Estrema destra – Sequestrate armi da guerra. Quando politici italiani si recavano in Crimea

Fucili d’assalto, munizioni da guerra e persino un missile terra-aria in dotazione delle forze armate del Qatar.

Questo l’arsenale sequestrato stamani dalla Digos di Torino che ha coinvolto anche i colleghi di Varese, Pavia, Milano, Novara e Forlì,  in casa  di esponenti di estrema destra.

Nel mirino degli inquirenti, gli italiani che hanno combattuto nel Donbass, in Ucraina.

Un elenco dei mercenari italiani che avevano combattuto in Ucraina, era stato già pubblicato dal sito ucraino Censor .NET, completo di dati anagrafici, numeri di telefono e persino copia dei documenti in uso.

Secondo il sito ucraino si tratterebbe di cittadini italiani che si sarebbero arruolati nei gruppi DPR e LNR durante il periodo dell’occupazione russa di alcune province di confine ucraine.

Nel mirino delle autorità ucraine non ci sarebbero soltanto gli italiani arruolati tra le fila dei battaglioni russi, ma anche attivisti ed organizzazioni che avrebbero favorito l’arruolamento di mercenari o fornito altro genere di assistenza ai gruppi armati russi.

Tra i soggetti politici che tra 2014-2016 si sarebbero recati in Crimea e in alcune aree di Lugansk e Donetsk, spiccano i nomi di Matteo Salvini , Claudio D’Amico, Gualtiero Mazzi, Comencini Vito,  Giuseppe Raffa e altri, i quali secondo fonti vicine alle autorità ucraine, in violazione della legislazione dell’Ucraina sulla procedura per l’ingresso nel territorio temporaneamente occupato, si sarebbero avvalsi del supporto dei battaglioni di mercenari italiani.

Non poteva mancare l’onnipresente Gianluca Savoini, che con Salvini e D’Amico ha partecipato agli incontri in Russia e in Crimea.

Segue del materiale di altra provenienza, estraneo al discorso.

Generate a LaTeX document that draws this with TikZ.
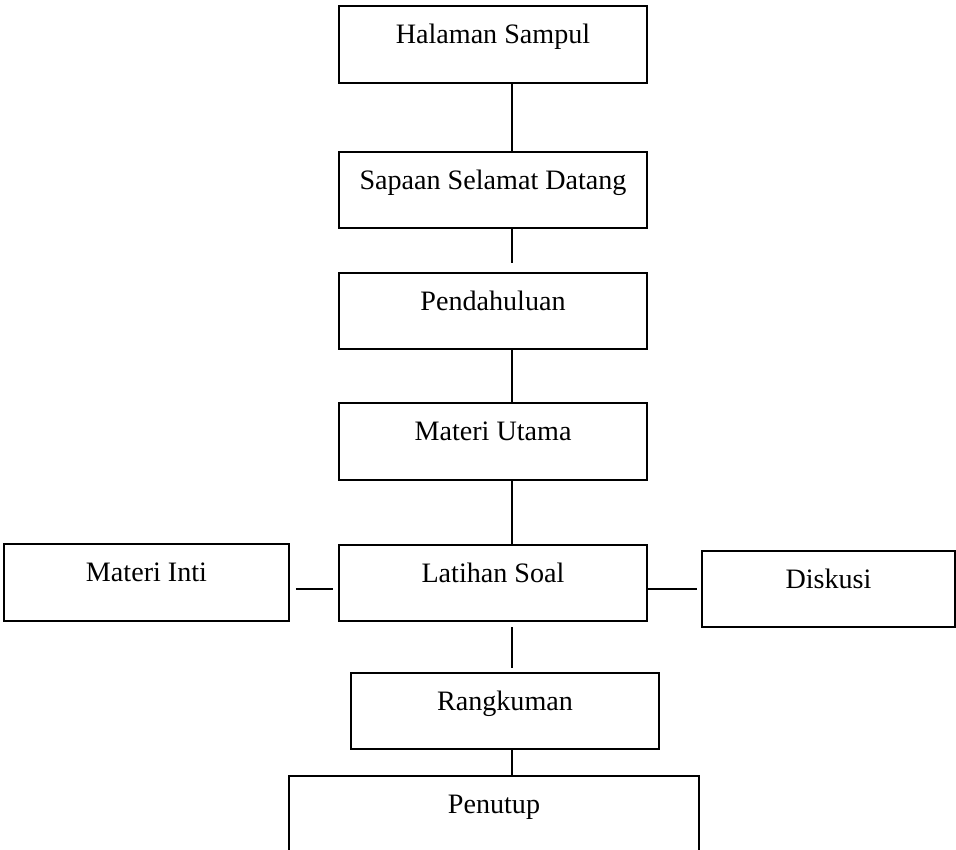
\documentclass[tikz,border=0pt]{standalone}
\usepackage{fontspec}
\setmainfont{Liberation Serif}
\usetikzlibrary{positioning}
\tikzset{
  box/.style={draw, line width=1pt, align=center, font=\fontsize{16}{19}\selectfont, minimum width=6.16cm, minimum height=1.53cm, inner ysep=0.2cm, text height=0.55cm, text depth=0.58cm, fill=white},
  conn/.style={line width=1pt}}

\begin{document}
\begin{tikzpicture}
  \useasboundingbox (0,0) rectangle (19.12,-16.98);
  \clip (0,0) rectangle (19.12,-16.98);
  \foreach \n/\t/\y in {sampul/{Halaman Sampul}/-0.89, sapaan/{Sapaan Selamat Datang}/-3.80, pendahuluan/Pendahuluan/-6.22, utama/{Materi Utama}/-8.83, latihan/{Latihan Soal}/-11.66} {
    \node[box] (\n) at (9.86, \y) {\t};
  }
  \node[box, minimum width=5.70cm] (inti) at (2.93, -11.65) {Materi Inti};
  \node[box, minimum width=5.06cm] (diskusi) at (16.57, -11.78) {Diskusi};
  \node[box] (rangkuman) at (10.10, -14.22) {Rangkuman};
  \node[box, minimum width=8.20cm] (penutup) at (9.88, -16.29) {Penutup};
  \coordinate (spine) at (10.24, 0);
  \coordinate (rail) at (0, -11.78);
  \draw[conn] (sampul.south -| spine) -- (sapaan.north -| spine);
  \draw[conn, shorten >=0.18cm] (sapaan.south -| spine) -- (pendahuluan.north -| spine);
  \draw[conn] (pendahuluan.south -| spine) -- (utama.north -| spine);
  \draw[conn] (utama.south -| spine) -- (latihan.north -| spine);
  \draw[conn, shorten <=0.1cm, shorten >=0.08cm] (latihan.south -| spine) -- (rangkuman.north -| spine);
  \draw[conn] (rangkuman.south -| spine) -- (penutup.north -| spine);
  \draw[conn, shorten <=0.12cm, shorten >=0.1cm] (inti.east |- rail) -- (latihan.west |- rail);
  \draw[conn, shorten >=0.08cm] (latihan.east |- rail) -- (diskusi.west |- rail);
\end{tikzpicture}
\end{document}
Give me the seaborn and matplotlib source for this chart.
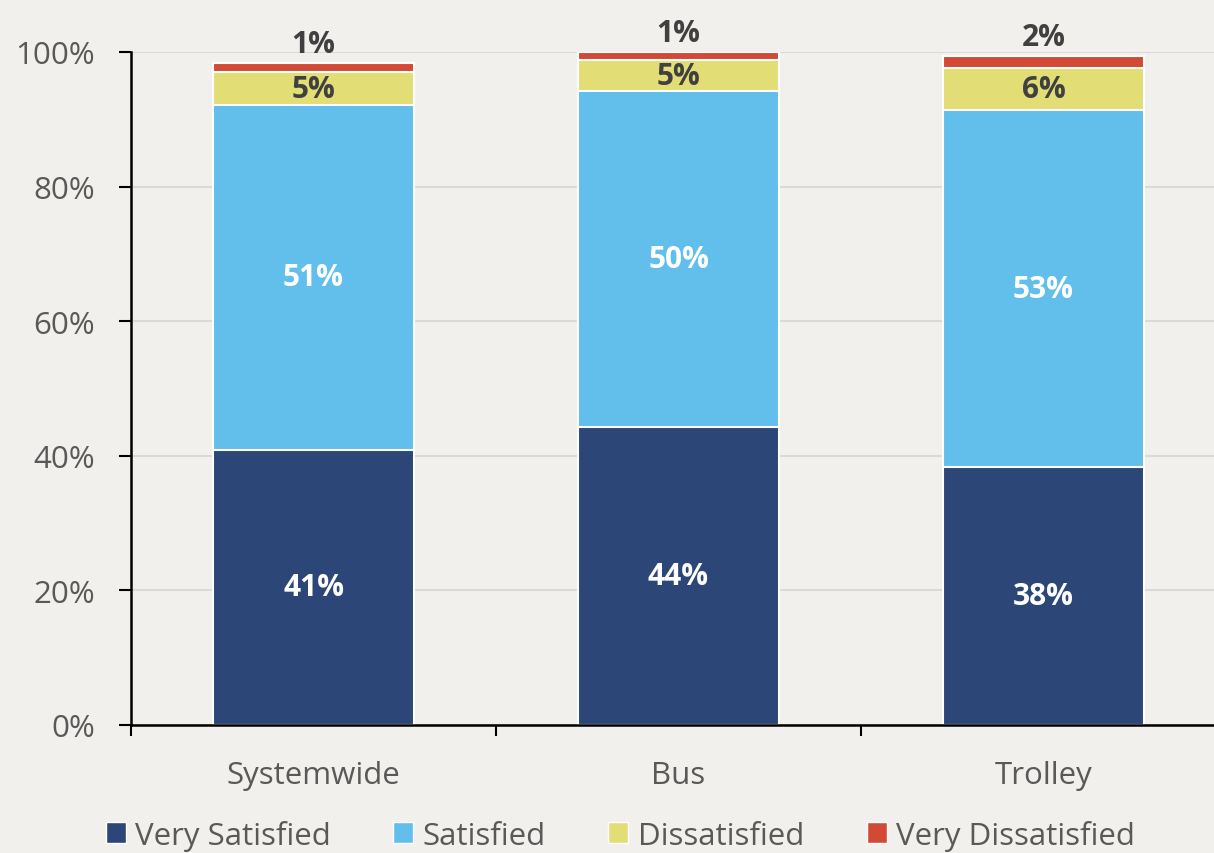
import numpy as np
import pandas as pd
import matplotlib
matplotlib.use('Agg')
import matplotlib.pyplot as plt
import seaborn as sns
from matplotlib.patches import Patch

'''
Data (percent of riders)
'''
categories = ['Systemwide', 'Bus', 'Trolley']
levels = ['Very Satisfied', 'Satisfied', 'Dissatisfied', 'Very Dissatisfied']
very_satisfied = [40.9, 44.3, 38.3]
satisfied = [51.2, 49.9, 53.1]
dissatisfied = [4.9, 4.6, 6.2]
very_dissatisfied = [1.4, 1.2, 1.8]
y_ticks = [0, 20, 40, 60, 80, 100]

colors = ['#2C4777', '#62BFEB', '#E2DD74', '#D24A35']
label_colors = ['white', 'white', '#404040', '#404040']
bg = '#F2F0ED'
gray = '#595959'

sns.set_theme(style='whitegrid')
plt.rcParams['font.family'] = ['Open Sans', 'DejaVu Sans']
fs = 22.5

# long table with cumulative tops for stacking
rows = []
for i, cat in enumerate(categories):
    vals = [very_satisfied[i], satisfied[i], dissatisfied[i], very_dissatisfied[i]]
    bottom = 0
    for lev, v in zip(levels, vals):
        rows.append({'category': cat, 'level': lev, 'value': v,
                     'bottom': bottom, 'top': bottom + v})
        bottom += v
df = pd.DataFrame(rows)

fig = plt.figure(figsize=(12.14, 8.54), dpi=100, facecolor=bg)
ax = fig.add_axes([131 / 1214, 128 / 854, 1095 / 1214, 673 / 854])
ax.set_facecolor(bg)

# draw tallest cumulative layer first so lower layers sit on top
for lev, col in reversed(list(zip(levels, colors))):
    sub = df[df['level'] == lev]
    sns.barplot(data=sub, x='category', y='top', order=categories, color=col,
                saturation=1, width=0.55, errorbar=None, edgecolor='white',
                linewidth=1.5, ax=ax)

# data labels
for _, r in df.iterrows():
    x = categories.index(r['category'])
    li = levels.index(r['level'])
    txt = f"{r['value']:.0f}%"
    if r['level'] == 'Very Dissatisfied':
        ax.annotate(txt, (x, r['top']), xytext=(0, 3), textcoords='offset points',
                    ha='center', va='bottom', fontsize=fs - 1, fontweight='bold',
                    color=label_colors[li], annotation_clip=False)
    else:
        ax.text(x, r['bottom'] + r['value'] / 2, txt, ha='center', va='center',
                fontsize=fs - 1, fontweight='bold', color=label_colors[li])

ax.set_xlim(-0.5, 2.5)
ax.set_ylim(0, 100)
ax.set_yticks(y_ticks)
ax.set_yticklabels([f'{t}%' for t in y_ticks])
ax.set_xticks(range(len(categories)))
ax.set_xticklabels(categories)
ax.set_xticks([-0.5, 0.5, 1.5, 2.5], minor=True)
ax.set_xlabel('')
ax.set_ylabel('')

ax.tick_params(axis='y', which='major', direction='out', length=9, width=1.5,
               color='black', labelsize=fs, labelcolor=gray, pad=17, left=True)
ax.tick_params(axis='x', which='major', length=0, labelsize=fs, labelcolor=gray, pad=25)
ax.tick_params(axis='x', which='minor', direction='out', length=8, width=1.5,
               color='black', bottom=True)

ax.grid(axis='y', color='#D9D9D9', linewidth=1.5)
ax.grid(axis='x', visible=False)
ax.set_axisbelow(True)
for s in ['top', 'right']:
    ax.spines[s].set_visible(False)
for s in ['left', 'bottom']:
    ax.spines[s].set_visible(True)
    ax.spines[s].set_color('black')
    ax.spines[s].set_linewidth(1.8)

handles = [Patch(facecolor=c, edgecolor='white', linewidth=1) for c in colors]
fig.legend(handles, levels, loc='center', bbox_to_anchor=(0.511, 0.021), ncol=4,
           frameon=False, fontsize=fs, labelcolor=gray, handlelength=0.64,
           handleheight=0.64, handletextpad=0.3, columnspacing=2.0)

fig.savefig('out.png', dpi=100, facecolor=bg)
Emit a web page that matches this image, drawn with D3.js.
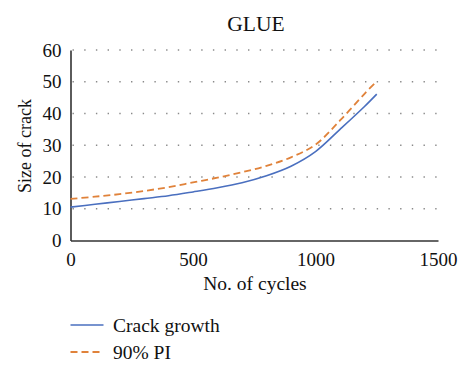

Da sinistra: Gianluca Savoini, Claudio D'Amico e Matteo Salvini

Da sinistra: Gianluca Savoini, Claudio D’Amico e Matteo Salvini

A pubblicare nel 2014 un articolo in merito la visita del ministro Salvini in Crimea, accompagnato da D’Amico e Savoini – indicati dalla stampa russa come referenti per l’estero della Lega – il sito old.kr-eho,  che ha posto in evidenza come sul biglietto da visita di Claudio D’Amico, vicepresidente del partito, si leggesse “Falls”. “Non esiste un tale paese – riporta il sito – e ci sono diverse aree unite dal nome non ufficiale della Padania, questo è il nord dell’Italia. Una nuova Russia … Ma la Padania ha un destino diverso: questi ragazzi sono già rappresentati al Parlamento europeo. Chiedono la separazione dal sud agrario e hanno persino il loro governo ombra. Sono chiamati separatisti e, come ha dimostrato l’esperienza di Novorossia, la legge non è stata scritta dai separatisti, quindi sono liberi di prendere le loro decisioni. E così sono venuti in Crimea per negoziare la cooperazione…”

I nomi di D’Amico e Savoini, sono riportati anche dal sito myrotvorets.center, che si autodefinisce un centro per la ricerca di evidenze di crimini contro la sicurezza nazionale dell’Ucraina, la pace, l’umanità e la legge internazionale

Tra le accuse che il governo Ucraino muove agli esponenti della Lega, con in testa D’Amico e Savoini, quella di aver portato in Crimea gli imprenditori italiani per creare sul posto attività industriali, anziché esportare dall’Italia verso la Russia che in quel momento era sottoposta ad embargo. Un escamotage che –  oltre ad aggirare l’embargo – sarebbe in controtendenza con i principi del M5s, secondo il quale le delocalizzazioni vanno fermate. “Ci sono tante crisi aziendali in tutta Italia e c’è tanta sofferenza di tante persone che rischiano di perdere il posto di lavoro e hanno paura – ha detto lo scorso anno Di Maio –  Ci sono aziende che stanno delocalizzando e queste vanno fermate. Specialmente se hanno preso fondi dallo Stato.”

E quelle che lo hanno già fatto con l’avallo di partiti oggi al governo?